Essa frase, trecho da música "Hoje Deus anda de blindado" da banda Facção Central, não é apenas uma metáfora potente — é uma acusação direta à hipocrisia de uma sociedade que escolhe quem deve viver e quem pode morrer; um retrato fiel da necropolítica, teoria/denúncia de Achille Mbembe. A afirmação é uma linha que rasga o silêncio confortável de quem observa a periferia de longe, julgando, punindo e enterrando corpos, sem nunca questionar as raízes da violência.

Facção Central não canta para agradar. Canta para denunciar. Seus versos incomodam a consciência. E, nessa canção, a banda resume décadas de exclusão social, racismo estrutural, abandono estatal e seletividade penal em apenas uma sentença.
O "favelado de fuzil russo" é, muitas vezes, o produto final de um sistema que falhou — ou, pior, que funcionou exatamente como foi projetado: para excluir, para controlar, para eliminar. Pensou em Foucault? Quando se afirma ser o mais inocente, não se trata de uma absolvição moral simplista. É um convite à reflexão: quem colocou esse jovem naquela guerra? Quem lucra com ela? Quem lhe negou todas as outras alternativas?
Enquanto o Estado se omite na educação, no saneamento, na saúde e no emprego, se faz presente com o caveirão, com a bala "achada", com a prisão. A guerra é real. Mas os inimigos não são iguais. Um porta um fuzil, o outro carrega uma caneta que assina cortes de orçamento, medidas de austeridade, recrudescimento do Sistema de Justiça Criminal, operações letais em comunidades. Já a sociedade exercita o "silêncio dos justos" que aterrorizava Martin Luther King por ser muito mais danoso que o "grito dos maus".
A crítica da Facção Central não é panfleto. É testemunho. É voz de quem viu de perto o enterro precoce de amigos, o cotidiano da repressão, o racismo institucional elevado à categoria política de segurança pública. É a arte denunciando que a guerra urbana tem lados — um é o da miséria extrema, o outro é o da manutenção de um sistema cuja lógica se alimenta do trabalho mal remunerado e da estigmatização das pessoas pobres.

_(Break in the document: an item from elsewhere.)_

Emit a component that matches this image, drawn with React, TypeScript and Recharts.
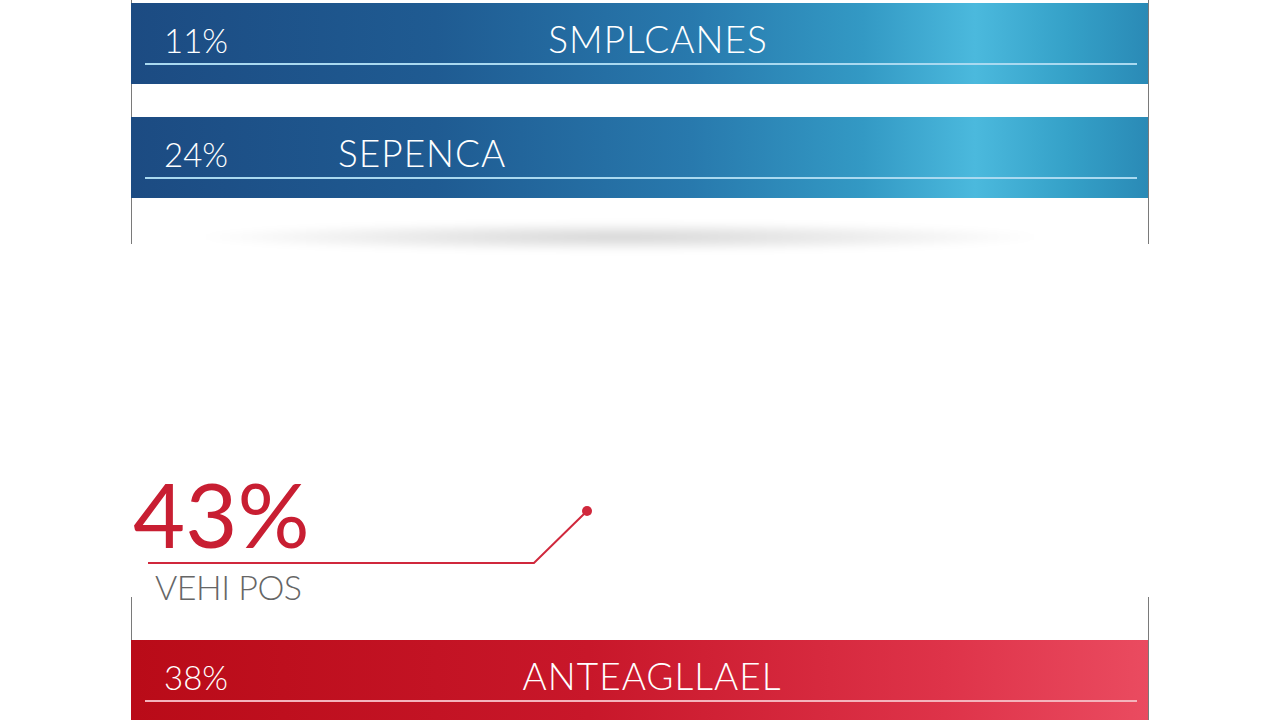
import React from 'react';
import { BarChart, Bar, XAxis, YAxis, LineChart, Line } from 'recharts';

const categories = ['SMPLCANES', 'SEPENCA', 'ANTEAGLLAEL'];
const shares = [11, 24, 38];
const calloutValue = 43;
const calloutLabel = 'VEHI POS';

// label placement per category (chart coords), style only
const namePlacement: Record<string, { x: number; anchor: 'start' | 'middle' }> = {
  SMPLCANES: { x: 527, anchor: 'middle' },
  SEPENCA: { x: 207, anchor: 'start' },
  ANTEAGLLAEL: { x: 521, anchor: 'middle' },
};

const rows = categories.map((name, i) => ({ name, value: shares[i] }));
const topRows = rows.slice(0, 2);
const bottomRows = rows.slice(2);

const CHART_W = 1017;
const BAR_H = 81;

const BandShape = (props: any) => {
  const { x, y, width, height, payload, lineColor, gradId } = props;
  const bg = props.background || { x: 0, width: CHART_W };
  const place = namePlacement[payload.name];
  return (
    <g>
      <rect x={x} y={y} width={width} height={height} fill={`url(#${gradId})`} />
      <line x1={bg.x + 14} x2={bg.x + bg.width - 11} y1={y + 61} y2={y + 61} stroke={lineColor} strokeWidth={2} />
      <text x={bg.x + 33} y={y + 50} fill="#ffffff" fontSize={33} fontFamily="Lato" fontWeight={300}>
        {payload.value}%
      </text>
      <text
        x={place.x}
        y={y + 50}
        textAnchor={place.anchor}
        fill="#ffffff"
        fontSize={37}
        fontFamily="Lato"
        fontWeight={300}
        letterSpacing={1}
      >
        {payload.name}
      </text>
    </g>
  );
};

const BlueGradient = () => (
  <defs>
    <linearGradient id="blueGrad" gradientUnits="userSpaceOnUse" x1={0} y1={0} x2={CHART_W} y2={0}>
      <stop offset="0%" stopColor="#1c4b82" />
      <stop offset="30%" stopColor="#1f5b92" />
      <stop offset="55%" stopColor="#2879ad" />
      <stop offset="72%" stopColor="#3399c4" />
      <stop offset="83%" stopColor="#4bb9dd" />
      <stop offset="92%" stopColor="#35a1c8" />
      <stop offset="100%" stopColor="#2a8ab6" />
    </linearGradient>
  </defs>
);

const RedGradient = () => (
  <defs>
    <linearGradient id="redGrad" gradientUnits="userSpaceOnUse" x1={0} y1={0} x2={CHART_W} y2={0}>
      <stop offset="0%" stopColor="#b90b18" />
      <stop offset="45%" stopColor="#c8172a" />
      <stop offset="80%" stopColor="#de3349" />
      <stop offset="100%" stopColor="#ea4b60" />
    </linearGradient>
  </defs>
);

const LeaderDot = (props: any) => {
  if (props.index !== 2) return <g key={props.index} />;
  return <circle key={props.index} cx={props.cx} cy={props.cy} r={5} fill="#d0283c" />;
};

const leader = [
  { x: 0, y: 0 },
  { x: calloutValue - 5.2, y: 0 },
  { x: calloutValue, y: 1 },
];

const vline = (left: number, top: number, height: number) => (
  <div style={{ position: 'absolute', left, top, width: 1.5, height, background: '#7a7a7a' }} />
);

export default function App() {
  return (
    <div style={{ position: 'fixed', left: 0, top: 0, width: 1280, height: 720, background: '#ffffff', overflow: 'hidden' }}>
      {vline(130.5, 0, 244)}
      {vline(1147.5, 0, 244)}
      {vline(130.5, 597, 123)}
      {vline(1147.5, 597, 123)}

      <div
        style={{
          position: 'absolute',
          left: 190,
          top: 222,
          width: 860,
          height: 30,
          background: 'radial-gradient(ellipse at center, rgba(0,0,0,0.16) 0%, rgba(0,0,0,0.06) 45%, rgba(0,0,0,0) 70%)',
          filter: 'blur(3px)',
        }}
      />

      <div style={{ position: 'absolute', left: 131, top: -14.5 }}>
        <BarChart width={CHART_W} height={228} data={topRows} layout="vertical" margin={{ top: 0, right: 0, bottom: 0, left: 0 }} barSize={BAR_H}>
          <BlueGradient />
          <XAxis type="number" domain={[0, 100]} hide />
          <YAxis type="category" dataKey="name" hide width={0} />
          <Bar
            dataKey="value"
            isAnimationActive={false}
            background={{ fill: 'url(#blueGrad)' }}
            shape={(p: any) => <BandShape {...p} gradId="blueGrad" lineColor="#a9d9f0" />}
          />
        </BarChart>
      </div>

      <div style={{ position: 'absolute', left: 131, top: 640 }}>
        <BarChart width={CHART_W} height={BAR_H} data={bottomRows} layout="vertical" margin={{ top: 0, right: 0, bottom: 0, left: 0 }} barCategoryGap={0}>
          <RedGradient />
          <XAxis type="number" domain={[0, 100]} hide />
          <YAxis type="category" dataKey="name" hide width={0} />
          <Bar
            dataKey="value"
            isAnimationActive={false}
            background={{ fill: 'url(#redGrad)' }}
            shape={(p: any) => <BandShape {...p} gradId="redGrad" lineColor="#f4b3bc" />}
          />
        </BarChart>
      </div>

      <div style={{ position: 'absolute', left: 148, top: 505 }}>
        <LineChart width={1021} height={64} data={leader} margin={{ top: 6, right: 0, bottom: 6, left: 0 }}>
          <XAxis type="number" dataKey="x" domain={[0, 100]} hide />
          <YAxis type="number" domain={[0, 1]} hide width={0} />
          <Line type="linear" dataKey="y" stroke="#d0283c" strokeWidth={2} dot={LeaderDot} isAnimationActive={false} />
        </LineChart>
      </div>

      <div
        style={{
          position: 'absolute',
          left: 133,
          top: 458,
          fontFamily: 'Lato',
          fontSize: 90,
          lineHeight: '110px',
          color: '#c81e32',
          fontWeight: 400,
        }}
      >
        {calloutValue}%
      </div>
      <div
        style={{
          position: 'absolute',
          left: 155,
          top: 567,
          fontFamily: 'Lato',
          fontSize: 34,
          lineHeight: '40px',
          color: '#666666',
          fontWeight: 300,
          letterSpacing: -0.5,
        }}
      >
        {calloutLabel}
      </div>
    </div>
  );
}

No Brasil, onde a juventude negra e periférica é exterminada sem alarde, essa frase se impõe como um manifesto: não se combate desigualdade com helicóptero blindado. Não se pacifica uma comunidade com silenciadores. Não se constrói justiça com cova rasa.
“Na guerra, o mais inocente é o favelado de fuzil russo”. E talvez a parte mais cruel disso tudo seja que essa realidade alimenta os nossos privilégios - nossos, de quem escreveu e de quem está lendo.